[Code that draws figures]
** START **
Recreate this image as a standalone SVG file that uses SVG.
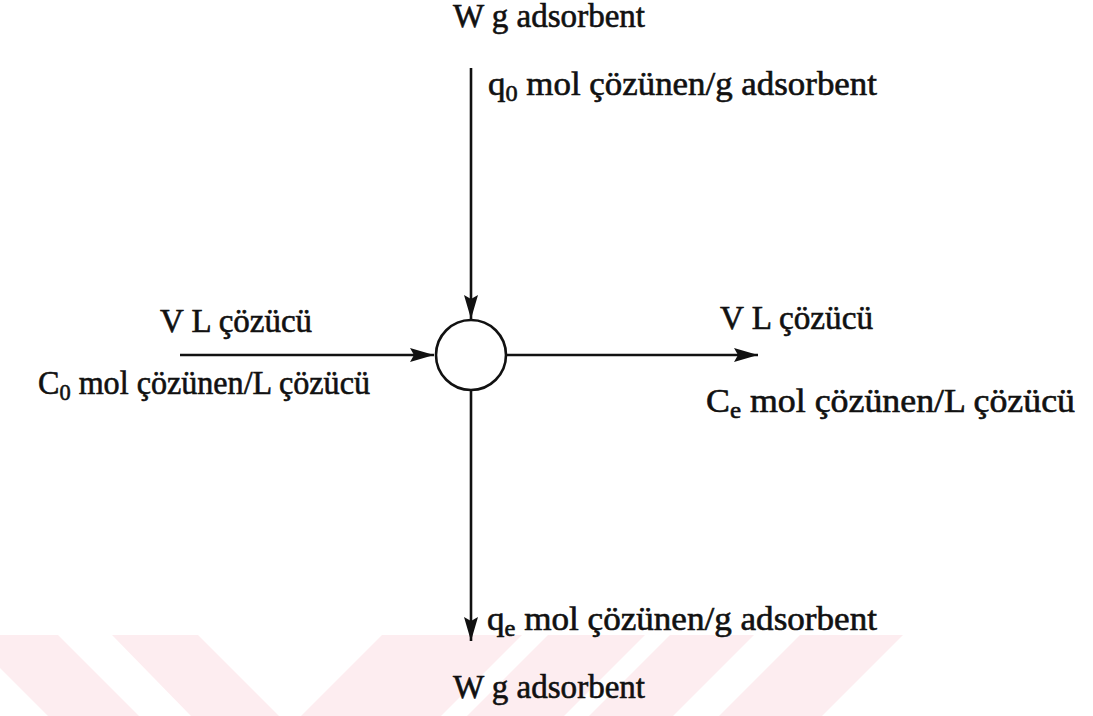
<svg xmlns="http://www.w3.org/2000/svg" width="1093" height="716" viewBox="0 0 1093 716">
<style>
.t{font-family:"Liberation Serif","Times New Roman",serif;font-size:33px;fill:#111;stroke:#111;stroke-width:0.6}
.s{font-size:23px}
.ln{stroke:#111;stroke-width:2.6;fill:none}
.wm{fill:#fdedf0}
</style>
<defs>
<marker id="ah" markerUnits="userSpaceOnUse" markerWidth="26" markerHeight="16" refX="24" refY="8" orient="auto">
<path d="M0,1 L24,8 L0,15 L4,8 z" fill="#111"/>
</marker>
</defs>
<g id="watermark">
<polygon class="wm" points="-33,635 58,635 139,716 48,716"/>
<polygon class="wm" points="112,635 198,635 279,716 191,716"/>
<polygon class="wm" points="382,635 522,635 441,716 301,716"/>
<polygon class="wm" points="548,635 645,635 564,716 467,716"/>
<polygon class="wm" points="670,635 754,635 673,716 589,716"/>
<polygon class="wm" points="800,635 903,635 822,716 719,716"/>
</g>
<g id="connectors">
<line class="ln" x1="471" y1="68" x2="471" y2="319" marker-end="url(#ah)"/>
<line class="ln" x1="180" y1="355" x2="434" y2="355" marker-end="url(#ah)"/>
<line class="ln" x1="506" y1="355" x2="758" y2="355" marker-end="url(#ah)"/>
<line class="ln" x1="471" y1="390" x2="471" y2="641" marker-end="url(#ah)"/>
</g>
<g id="mixer">
<circle cx="471" cy="355" r="35" fill="#fff" stroke="#111" stroke-width="2.6"/>
</g>
<g id="top-label">
<text class="t" x="453" y="27" textLength="192" lengthAdjust="spacingAndGlyphs">W g adsorbent</text>
<text class="t" x="488" y="95" textLength="389" lengthAdjust="spacingAndGlyphs">q<tspan class="s" dy="6">0</tspan><tspan dy="-6"> mol çözünen/g adsorbent</tspan></text>
</g>
<g id="left-label">
<text class="t" x="160" y="332" textLength="152" lengthAdjust="spacingAndGlyphs">V L çözücü</text>
<text class="t" x="38" y="394" textLength="332" lengthAdjust="spacingAndGlyphs">C<tspan class="s" dy="6">0</tspan><tspan dy="-6"> mol çözünen/L çözücü</tspan></text>
</g>
<g id="right-label">
<text class="t" x="720" y="329" textLength="153" lengthAdjust="spacingAndGlyphs">V L çözücü</text>
<text class="t" x="706" y="412" textLength="369" lengthAdjust="spacingAndGlyphs">C<tspan class="s" dy="6">e</tspan><tspan dy="-6"> mol çözünen/L çözücü</tspan></text>
</g>
<g id="bottom-label">
<text class="t" x="487" y="630" textLength="390" lengthAdjust="spacingAndGlyphs">q<tspan class="s" dy="6">e</tspan><tspan dy="-6"> mol çözünen/g adsorbent</tspan></text>
<text class="t" x="453" y="698" textLength="192" lengthAdjust="spacingAndGlyphs">W g adsorbent</text>
</g>
</svg>
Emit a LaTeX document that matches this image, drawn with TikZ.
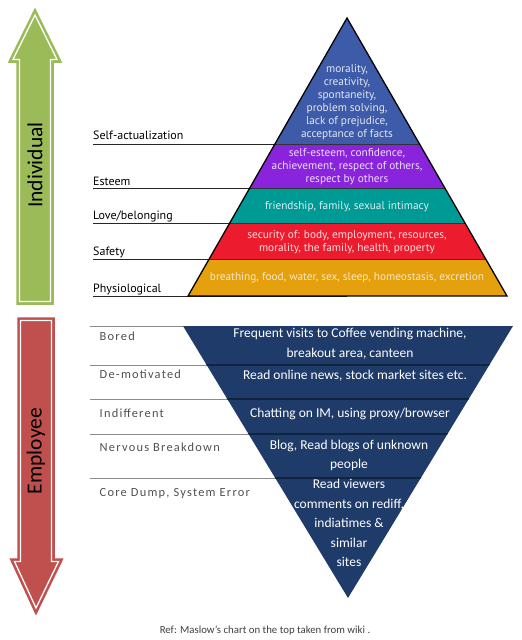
\documentclass[tikz,border=0pt]{standalone}
\usepackage{fontspec}
\setmainfont{PT Sans}
\newfontfamily\calfont{Carlito}
\newfontfamily\lblfont[LetterSpace=10]{Carlito}
\usetikzlibrary{calc}
\definecolor{indgreen}{HTML}{9BBB59}
\definecolor{empred}{HTML}{C0504D}
\definecolor{selfblue}{HTML}{3D5BA9}
\definecolor{esteempurple}{HTML}{8A24DC}
\definecolor{loveteal}{HTML}{009A94}
\definecolor{safetyred}{HTML}{EC1C2E}
\definecolor{physorange}{HTML}{E5A00D}
\definecolor{worknavy}{HTML}{1E3B69}
\definecolor{worksep}{HTML}{10243F}
\definecolor{labelgray}{HTML}{505050}

\begin{document}
\begin{tikzpicture}[x=1pt, y=-1pt,
    bandtext/.style={align=center, inner sep=0pt, font=\fontsize{11.3}{13}\selectfont},
    needlabel/.style={anchor=base west, inner sep=0pt, font=\fontsize{12}{12}\selectfont},
    worktext/.style={align=center, inner sep=0pt, text=white,
      font=\calfont\fontsize{13.5}{19.5}\selectfont},
    worklabel/.style={anchor=west, inner sep=0pt, text=labelgray,
      font=\lblfont\fontsize{12.4}{13}\selectfont},
    bigarrow/.style={line width=2.6pt, double distance=1.3pt, double=white, line join=miter},
    arrowtext/.style={rotate=90, inner sep=0pt, font=\calfont\fontsize{21.5}{21.5}\selectfont},
    levelline/.style={line width=0.9pt, draw=black!85},
    workline/.style={line width=0.8pt, draw=black!45}
  ]
  \useasboundingbox (0,0) rectangle (522,640);

  % side arrows
  \draw[bigarrow, draw=indgreen, fill=indgreen] (35,15) -- (57,59.5) -- (50.5,59.5)
    -- (50.5,301.5) -- (19.5,301.5) -- (19.5,59.5) -- (13,59.5) -- cycle;
  \node[arrowtext] (individual) at (35,165) {Individual};
  \draw[bigarrow, draw=empred, fill=empred] (20.5,320.5) -- (51.5,320.5) -- (51.5,561.5)
    -- (58.5,561.5) -- (36,608) -- (14.5,561.5) -- (20.5,561.5) -- cycle;
  \node[arrowtext] (employee) at (36,451) {Employee};

  % Maslow pyramid
  \coordinate (apex) at (347,18);
  \coordinate (pbl) at (188,296);
  \coordinate (pbr) at (507,296);
  \foreach \y in {144,188,223,259,296}
    \draw[levelline] (93,\y) coordinate (lvl\y) -- (lvl\y -| apex);
  \begin{scope}
    \clip (apex) -- (pbl) -- (pbr) -- cycle;
    \fill[selfblue] (0,0) rectangle (522,144);
    \fill[esteempurple] (0,144) rectangle (522,188);
    \fill[loveteal] (0,188) rectangle (522,223);
    \fill[safetyred] (0,223) rectangle (522,259);
    \fill[physorange] (0,259) rectangle (522,296);
    \foreach \y in {144,188,223,259}
      \draw[line width=0.9pt, black!80] (0,\y) -- (522,\y);
  \end{scope}
  \draw[line width=1.3pt, line join=miter] (apex) -- (pbl) -- (pbr) -- cycle;

  \node[bandtext, text=white!85!selfblue] (selftext) at (347,102.5)
    {morality,\\creativity,\\spontaneity,\\problem solving,\\lack of prejudice,\\acceptance of facts};
  \node[bandtext, text=white!85!esteempurple] (esteemtext) at (347,167)
    {self-esteem, confidence,\\achievement, respect of others,\\respect by others};
  \node[bandtext, text=white!85!loveteal] (lovetext) at (347,207)
    {friendship, family, sexual intimacy};
  \node[bandtext, text=white!85!safetyred] (safetytext) at (347,242.5)
    {security of: body, employment, resources,\\morality, the family, health, property};
  \node[bandtext, text=white!75!physorange] (phystext) at (347,278)
    {breathing, food, water, sex, sleep, homeostasis, excretion};

  \node[needlabel] (selfact) at (93,139) {Self-actualization};
  \node[needlabel] (esteem) at (93,185) {Esteem};
  \node[needlabel] (love) at (93,219) {Love/belonging};
  \node[needlabel] (safety) at (93,255) {Safety};
  \node[needlabel] (physio) at (93,292) {Physiological};

  % employee triangle
  \coordinate (vtl) at (183,326);
  \coordinate (vtr) at (513,326);
  \coordinate (vtip) at (348,598);
  \foreach \y in {326,365,399,434,478}
    \draw[workline] (90,\y) coordinate (wrk\y) -- (wrk\y -| vtip);
  \begin{scope}
    \clip (vtl) -- (vtr) -- (vtip) -- cycle;
    \fill[worknavy] (0,320) rectangle (522,600);
    \foreach \y in {365,399,434,478}
      \draw[line width=1.2pt, worksep] (0,\y) -- (522,\y);
  \end{scope}

  \node[worktext] (boredtext) at (350,343.5)
    {Frequent visits to Coffee vending machine,\\breakout area, canteen};
  \node[worktext] (demotext) at (355,376) {Read online news, stock market sites etc.};
  \node[worktext] (indiftext) at (350,414) {Chatting on IM, using proxy/browser};
  \node[worktext] (nervtext) at (349,455.5) {Blog, Read blogs of unknown\\people};
  \node[worktext] (coretext) at (349,523)
    {Read viewers\\comments on rediff,\\indiatimes \&\\similar\\sites};

  \node[worklabel] (bored) at (99.5,336) {Bored};
  \node[worklabel] (demot) at (99.5,374) {De-motivated};
  \node[worklabel] (indif) at (99.5,413) {Indifferent};
  \node[worklabel] (nerv) at (99.5,447) {Nervous Breakdown};
  \node[worklabel] (core) at (99.5,493) {Core Dump, System Error};

  \node[inner sep=0pt, text=black!75, font=\calfont\fontsize{10.8}{12}\selectfont] (ref)
    at (265,631) {Ref: Maslow’s chart on the top taken from wiki .};
\end{tikzpicture}
\end{document}
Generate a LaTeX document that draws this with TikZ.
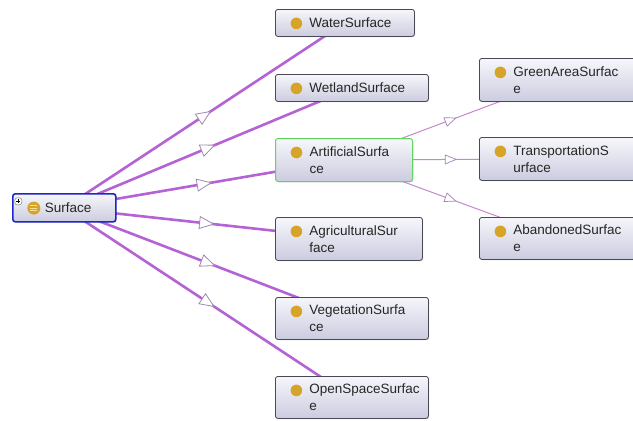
** END **
Of the lines above, copy only those from the one holding "Emit a LaTeX" to the one holding "(0,0) rectangle (522,640);", both included, and exclude every image.

Emit a LaTeX document that matches this image, drawn with TikZ.
\documentclass[tikz,border=0pt]{standalone}
\usepackage{fontspec}
\setmainfont{PT Sans}
\newfontfamily\calfont{Carlito}
\newfontfamily\lblfont[LetterSpace=10]{Carlito}
\usetikzlibrary{calc}
\definecolor{indgreen}{HTML}{9BBB59}
\definecolor{empred}{HTML}{C0504D}
\definecolor{selfblue}{HTML}{3D5BA9}
\definecolor{esteempurple}{HTML}{8A24DC}
\definecolor{loveteal}{HTML}{009A94}
\definecolor{safetyred}{HTML}{EC1C2E}
\definecolor{physorange}{HTML}{E5A00D}
\definecolor{worknavy}{HTML}{1E3B69}
\definecolor{worksep}{HTML}{10243F}
\definecolor{labelgray}{HTML}{505050}

\begin{document}
\begin{tikzpicture}[x=1pt, y=-1pt,
    bandtext/.style={align=center, inner sep=0pt, font=\fontsize{11.3}{13}\selectfont},
    needlabel/.style={anchor=base west, inner sep=0pt, font=\fontsize{12}{12}\selectfont},
    worktext/.style={align=center, inner sep=0pt, text=white,
      font=\calfont\fontsize{13.5}{19.5}\selectfont},
    worklabel/.style={anchor=west, inner sep=0pt, text=labelgray,
      font=\lblfont\fontsize{12.4}{13}\selectfont},
    bigarrow/.style={line width=2.6pt, double distance=1.3pt, double=white, line join=miter},
    arrowtext/.style={rotate=90, inner sep=0pt, font=\calfont\fontsize{21.5}{21.5}\selectfont},
    levelline/.style={line width=0.9pt, draw=black!85},
    workline/.style={line width=0.8pt, draw=black!45}
  ]
  \useasboundingbox (0,0) rectangle (522,640);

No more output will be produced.